Essential Gear Pairing
Night vision is powerful, but it's not a complete light solution. You should still carry a few torches. Why? Because mobs still spawn in the dark, even if you can see them perfectly. Night vision doesn't change the light level; it just changes how your eyes (the camera) perceive it.
If you're building a base in a cave, you might be tempted to just live in the dark with a constant potion buff. Bad idea. You'll walk into your storage room and find a creeper waiting by your diamond chest. Use the potion to see, use the torches to stay safe.
The Actionable Path Forward
If you're ready to stop fumbling in the dark, here is exactly what you should do in your next session:
- Hunt Blazes: Get at least 5 Blaze Rods. Turn some into powder and use one for the stand.
- Farm Gold: Don't waste ingots on armor. Break them down into nuggets for your Golden Carrots.
- Go to the Nether: Secure a soul sand patch and start a Nether Wart farm in the Overworld so you don't have to keep traveling back.
- Batch Brew: Never make just one potion.

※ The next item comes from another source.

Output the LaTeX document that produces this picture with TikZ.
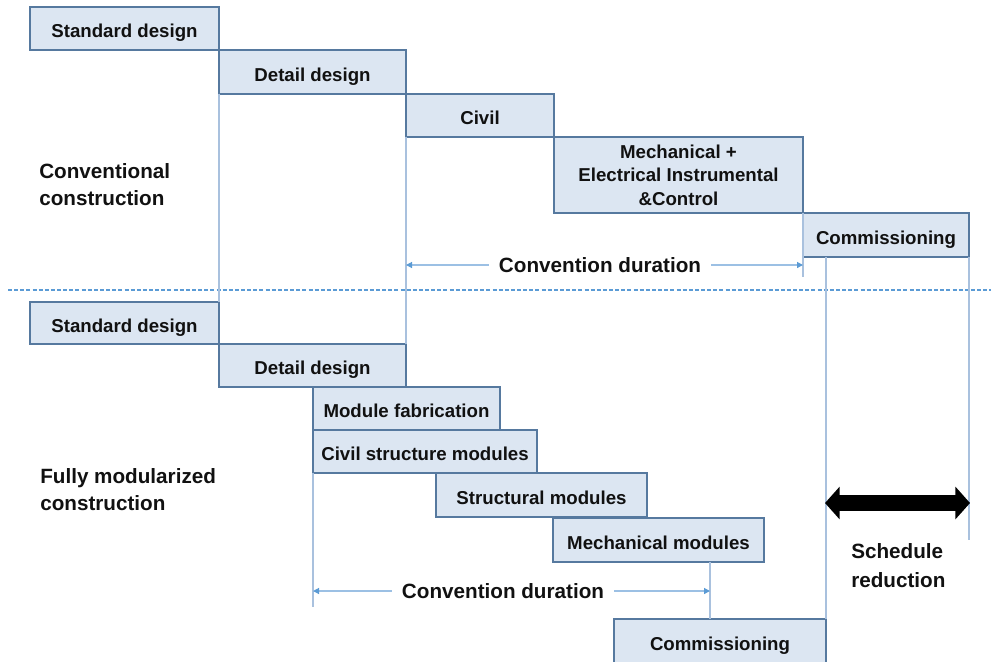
\documentclass[tikz,border=0pt]{standalone}
\usepackage{fontspec}
\setmainfont{Liberation Sans}
\usetikzlibrary{arrows.meta}

\definecolor{boxfill}{HTML}{DCE6F2}
\definecolor{boxline}{HTML}{56799F}
\definecolor{guidecol}{HTML}{A9C1DE}
\definecolor{dimline}{HTML}{9CC0E4}
\definecolor{dimtip}{HTML}{5B9BD5}
\definecolor{sepcol}{HTML}{5B9BD5}
\definecolor{ink}{HTML}{111111}

\tikzset{
  taskbox/.style={draw=boxline, fill=boxfill, line width=1.1pt, inner sep=0pt,
    outer sep=0pt, font=\bfseries\fontsize{14}{17.5}\selectfont, text=ink, align=center},
  oneline/.style={text height=14.2pt, text depth=0pt},
  guide/.style={draw=guidecol, line width=0.8pt},
  dimarrow/.style={draw=dimline, line width=0.9pt,
    -{Triangle[length=4.5pt,width=4.5pt,color=dimtip]}},
  bigtext/.style={font=\bfseries\fontsize{15.5}{20}\selectfont, text=ink,
    inner xsep=7.5pt, inner ysep=0pt},
  sidetext/.style={font=\bfseries\fontsize{15.5}{20}\selectfont, text=ink,
    inner sep=0pt, anchor=base west},
  sepline/.style={draw=sepcol, line width=1.1pt, dash pattern=on 3pt off 1.6pt},
  reduction/.style={draw=black, line width=12pt,
    {Triangle[width=24pt,length=11pt]}-{Triangle[width=24pt,length=11pt]}},
}

% box from (x1,y1) to (x2,y2), pixel units
\newcommand\taskbox[7][oneline]{%
  \node[taskbox, #1, minimum width={(#5-#3)*0.75pt}, minimum height={(#6-#4)*0.75pt}]
    (#2) at ({(#3+#5)/2},{(#4+#6)/2}) {#7};}

\begin{document}
\begin{tikzpicture}[x=0.75pt, y=-0.75pt]
\useasboundingbox (0,0) rectangle (991,661);

% conventional schedule
\taskbox{sdA}{30}{7}{219}{50}{Standard design}
\taskbox{ddA}{219}{50}{406}{94}{Detail design}
\taskbox{civA}{406}{94}{554}{137}{Civil}
\taskbox[]{mecA}{554}{137}{803}{213}{Mechanical +\\Electrical Instrumental\\\&Control}
\taskbox{comA}{803}{213}{969}{257}{Commissioning}

\node[sidetext] (convA) at (39,178) {Conventional};
\node[sidetext] (convB) at (39,205) {construction};

% separator
\coordinate (sepL) at (8,290);
\coordinate (sepR) at (991,290);
\draw[sepline] (sepL) -- (sepR);

% modularized schedule
\taskbox{sdB}{30}{302}{219}{344}{Standard design}
\taskbox{ddB}{219}{344}{406}{387}{Detail design}
\taskbox{mfB}{313}{387}{500}{430}{Module fabrication}
\taskbox{csB}{313}{430}{537}{473}{Civil structure modules}
\taskbox{smB}{436}{473}{647}{517}{Structural modules}
\taskbox{mmB}{553}{518}{764}{562}{Mechanical modules}
\taskbox{comB}{614}{619}{826}{663}{Commissioning}

\node[sidetext] (modA) at (40,483) {Fully modularized};
\node[sidetext] (modB) at (40,510) {construction};

% guide lines
\coordinate (tickA) at (803,277);
\coordinate (redTop) at (826,257);
\coordinate (redEnd) at (969,540);
\coordinate (tickB) at (313,607);
\coordinate (mmFoot) at (710,562);
\coordinate (mmTick) at (710,619);
\draw[guide] (ddA.south west) -- (sdB.north east);
\draw[guide] (civA.south west) -- (ddB.north east);
\draw[guide] (mecA.south east) -- (tickA);
\draw[guide] (redTop) -- (comB.north east);
\draw[guide] (comA.south east) -- (redEnd);
\draw[guide] (csB.south west) -- (tickB);
\draw[guide] (mmFoot) -- (mmTick);

% durations
\node[bigtext] (durA) at (600,265) {Convention duration};
\draw[dimarrow] (durA.west) -- (civA.south west |- durA.west);
\draw[dimarrow] (durA.east) -- (tickA |- durA.east);

\node[bigtext] (durB) at (503,591) {Convention duration};
\draw[dimarrow] (durB.west) -- (tickB |- durB.west);
\draw[dimarrow] (durB.east) -- (mmFoot |- durB.east);

% schedule reduction
\coordinate (srL) at (825,503);
\coordinate (srR) at (970,503);
\draw[reduction] (srL) -- (srR);
\node[sidetext] (srA) at (851,558) {Schedule};
\node[sidetext] (srB) at (851,587) {reduction};

\end{tikzpicture}
\end{document}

Always do three at a time. The resource cost for the "fuel" is the same anyway.
- Upgrade to 8:00: Never settle for the three-minute version. Redstone is incredibly common; use it.
Keeping a shulker box full of 8-minute night vision potions is the ultimate "pro" move. It turns the scariest parts of the game—the deep dark, the ocean floor, and the end void—into your personal playground. You'll stop fearing the shadows because, frankly, the shadows won't exist for you anymore. Get your brewing stand running and stop playing Minecraft in the dark.